Clarification of Present Interests
The court clarified the distinction between present and future interests regarding the beneficiaries’ rights in the trust. It reiterated that the language in the trust agreement specifically indicated that no present interest would vest until the beneficiaries were entitled to receive distributions. This interpretation rejected the dissenting view that the beneficiaries had a present interest based on the language referring to their rights in the present tense. The court asserted that any mention of the present tense did not imply that the beneficiaries held an immediate right to the trust assets; rather, it reinforced the notion that their rights were contingent. Thus, the court maintained that while the beneficiaries had an expectation of future interests, those interests were not actionable or enforceable until the specified conditions—namely, the settlor's death—were met. The court’s reasoning was rooted in established trust law, which allows for such deferral of interests while still creating a valid and enforceable trust. Ultimately, the court concluded that the beneficiaries' interests would not materialize until the trust conditions were satisfied, aligning with the trust's explicit terms.

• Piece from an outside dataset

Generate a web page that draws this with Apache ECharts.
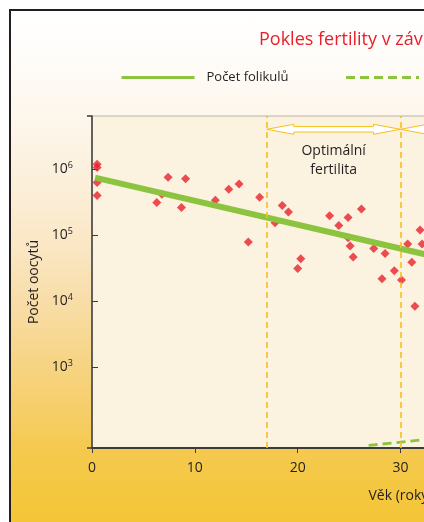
<!DOCTYPE html>
<html>
<head>
<meta charset="utf-8">
<script src="https://cdn.jsdelivr.net/npm/echarts@6/dist/echarts.min.js"></script>
<style>
  html, body { margin: 0; padding: 0; width: 424px; height: 522px; overflow: hidden; background: #ffffff; }
  #frame {
    position: absolute; left: 8.5px; top: 9px; width: 788px; height: 600px;
    box-sizing: border-box; border: 2.5px solid #231f20;
    background: linear-gradient(to bottom,
      #ffffff 0px, #fffdfa 40px, #fdf6eb 110px, #fbedd5 190px, #fae6c2 240px,
      #f8dda8 290px, #f6cf6e 390px, #f5c94e 440px, #f4c535 511px, #f4c330 600px);
  }
  #chart { position: absolute; left: 0; top: 0; width: 806px; height: 522px; }
</style>
</head>
<body>
<div id="frame"></div>
<div id="chart"></div>
<script>
// ---- data ----
const titleText = 'Pokles fertility v závislosti na věku';
const seriesNames = ['Počet folikulů', 'Pravděpodobnost neplodnosti'];
const xAxisName = 'Věk (roky)';
const yAxisName = 'Počet oocytů';

// individual measurements (age in years, number of oocytes)
const ages = [0.5, 0.5, 0.5, 0.5, 6.3, 6.8, 7.4, 8.7, 9.1, 12.0, 13.3, 14.3, 15.2, 16.3,
  17.8, 18.5, 19.1, 20.0, 20.3, 23.1, 24.0, 24.9, 24.9, 25.1, 25.4, 26.2,
  27.4, 28.2, 28.5, 29.4, 30.1, 30.7, 31.1, 31.4, 31.9, 32.1];
const oocytes = [1.2e6, 1.07e6, 6.3e5, 4.0e5, 3.15e5, 4.2e5, 7.6e5, 2.65e5, 7.2e5, 3.4e5, 5.0e5, 6.0e5, 7.9e4, 3.76e5,
  1.55e5, 2.84e5, 2.25e5, 3.15e4, 4.4e4, 1.98e5, 1.41e5, 9.2e4, 1.86e5, 6.9e4, 4.7e4, 2.5e5,
  6.3e4, 2.2e4, 5.3e4, 2.9e4, 2.1e4, 7.4e4, 3.9e4, 8.4e3, 1.2e5, 7.4e4];

// fitted trend (solid green)
const trendAges = [0.3, 33];
const trendValues = [7.5e5, 4.9e4];

// dashed green curve (secondary % scale)
const dashAges = [26.9, 29.6, 32.4];
const dashValues = [0.8, 1.6, 2.6];

// zones
const zoneStarts = [17, 30];
const zoneEnds = [30, 38];
const zoneLabels = ['Optimální\nfertilita', ''];
const zoneLines = [17, 30];

// axes
const xMin = 0, xMax = 60, xStep = 10;
const yMin = 59.6, yMax = 6.44e6;
const yTicks = [1e3, 1e4, 1e5, 1e6];
const pctMin = 0, pctMax = 100;

// ---- chart ----
const FONT = '"Open Sans", "Noto Sans", sans-serif';
const TEXT = '#231f20';
const AXIS = '#3b3b3b';
const GREEN = '#8cc43f';
const RED = '#e8202a';
const YEL = '#f5c01c';

const chart = echarts.init(document.getElementById('chart'), null, { renderer: 'canvas' });

const scatterData = ages.map((a, i) => [a, oocytes[i]]);
const trendData = trendAges.map((a, i) => [a, trendValues[i]]);
const dashData = dashAges.map((a, i) => [a, dashValues[i]]);
const zoneData = zoneStarts.map((s, i) => [s, zoneEnds[i]]);

chart.setOption({
  animation: false,
  textStyle: { fontFamily: FONT, color: TEXT },
  title: {
    text: titleText, left: 254, top: 26,
    textStyle: { color: '#e8202a', fontSize: 18, fontWeight: 'normal', fontFamily: FONT }
  },
  legend: {
    left: 115, top: 66, itemWidth: 73, itemHeight: 14, itemGap: 56,
    data: seriesNames,
    lineStyle: { width: 3 },
    itemStyle: { opacity: 0 },
    textStyle: { fontSize: 13, color: TEXT, fontFamily: FONT, padding: [0, 0, 0, 7] }
  },
  grid: {
    left: 92, top: 116, width: 617, height: 332,
    show: true, backgroundColor: '#fbf2df', borderColor: '#b9b3a8', borderWidth: 1
  },
  xAxis: {
    type: 'value', min: xMin, max: xMax, interval: xStep,
    name: xAxisName, nameLocation: 'middle', nameGap: 41,
    nameTextStyle: { fontSize: 14, color: TEXT, fontFamily: FONT },
    axisLine: { lineStyle: { color: AXIS, width: 2 } },
    axisTick: { inside: false, length: 5, lineStyle: { color: AXIS, width: 1 } },
    axisLabel: { fontSize: 14, color: TEXT, margin: 13, fontFamily: FONT },
    splitLine: { show: false }
  },
  yAxis: [
    {
      type: 'log', logBase: 10, min: yMin, max: yMax,
      name: yAxisName, nameLocation: 'middle', nameGap: 51,
      nameTextStyle: { fontSize: 14, color: TEXT, fontFamily: FONT },
      axisLine: { show: true, lineStyle: { color: AXIS, width: 1.5 } },
      axisTick: { show: true, inside: true, length: 6, customValues: yTicks, lineStyle: { color: AXIS, width: 1 } },
      axisLabel: {
        customValues: yTicks, margin: 19, color: TEXT,
        formatter: v => '{b|10}{s|' + Math.round(Math.log10(v)) + '}',
        rich: {
          b: { fontSize: 14, color: TEXT, fontFamily: FONT },
          s: { fontSize: 9, color: TEXT, fontFamily: FONT, padding: [0, 0, 8, 0] }
        }
      },
      splitLine: { show: false }
    },
    {
      type: 'log', logBase: 10, min: yMin, max: yMax, position: 'left',
      axisLine: { show: false },
      axisTick: { show: true, inside: false, length: 5, customValues: [yMin * 1.001, yMax / 1.001], lineStyle: { color: AXIS, width: 1.5 } },
      axisLabel: { show: false },
      splitLine: { show: false }
    },
    { type: 'value', min: pctMin, max: pctMax, show: false, splitLine: { show: false } }
  ],
  series: [
    {
      name: 'body', type: 'scatter', data: scatterData, symbol: 'diamond', symbolSize: 9,
      itemStyle: { color: RED }, z: 2, silent: true,
      markLine: {
        silent: true, symbol: 'none', label: { show: false },
        lineStyle: { color: YEL, width: 1.6, type: [6, 4] },
        data: zoneLines.map(v => ({ xAxis: v }))
      }
    },
    {
      name: seriesNames[0], type: 'line', data: trendData, symbol: 'none', z: 4,
      lineStyle: { color: GREEN, width: 6, cap: 'butt' }, itemStyle: { color: GREEN }
    },
    {
      name: seriesNames[1], type: 'line', yAxisIndex: 2, data: dashData, symbol: 'none', z: 4,
      lineStyle: { color: GREEN, width: 2.8, type: [9, 5] }, itemStyle: { color: GREEN }
    },
    {
      name: 'zones', type: 'custom', data: zoneData, z: 5, silent: true,
      encode: { x: [0, 1] },
      renderItem: (params, api) => {
        const x1 = api.coord([api.value(0), yMax])[0];
        const x2 = api.coord([api.value(1), yMax])[0];
        const top = params.coordSys.y;
        const y = top + 13.3, hl = 27, hh = 5, sh = 2.7;
        const pts = [
          [x1, y], [x1 + hl, y - hh], [x1 + hl, y - sh], [x2 - hl, y - sh], [x2 - hl, y - hh],
          [x2, y], [x2 - hl, y + hh], [x2 - hl, y + sh], [x1 + hl, y + sh], [x1 + hl, y + hh]
        ];
        return {
          type: 'group',
          children: [
            { type: 'polygon', shape: { points: pts }, style: { fill: '#ffffff', stroke: YEL, lineWidth: 1 } },
            {
              type: 'text', x: (x1 + x2) / 2, y: top + 26,
              style: {
                text: zoneLabels[params.dataIndex], align: 'center', verticalAlign: 'top',
                fontSize: 14, fontFamily: FONT, lineHeight: 19, fill: TEXT
              }
            }
          ]
        };
      }
    }
  ]
});
</script>
</body>
</html>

Conclusion on Beneficiaries' Rights
In conclusion, the court affirmed that the trust agreement did not confer present vested interests to the beneficiaries; instead, their interests were contingent upon the settlor's death. The court's interpretation of the trust language, along with its assessment of the settlor's retained powers and intentions, led to the determination that the trust was valid and effective. The ruling ultimately supported the widow's claim to her statutory interest under Utah law, as the beneficiaries' equitable interests were not realized until after the settlor's passing. The court’s decision underscored the principle that a trust can be valid while allowing the settlor to retain certain rights, as long as the beneficiaries' eventual rights are clearly defined and not immediately actionable. This case served to clarify the legal understanding of trust arrangements, particularly in distinguishing between present and future interests. The court's emphasis on the trust’s explicit language and the settlors’ intentions provided a clear framework for future cases involving similar trust agreements.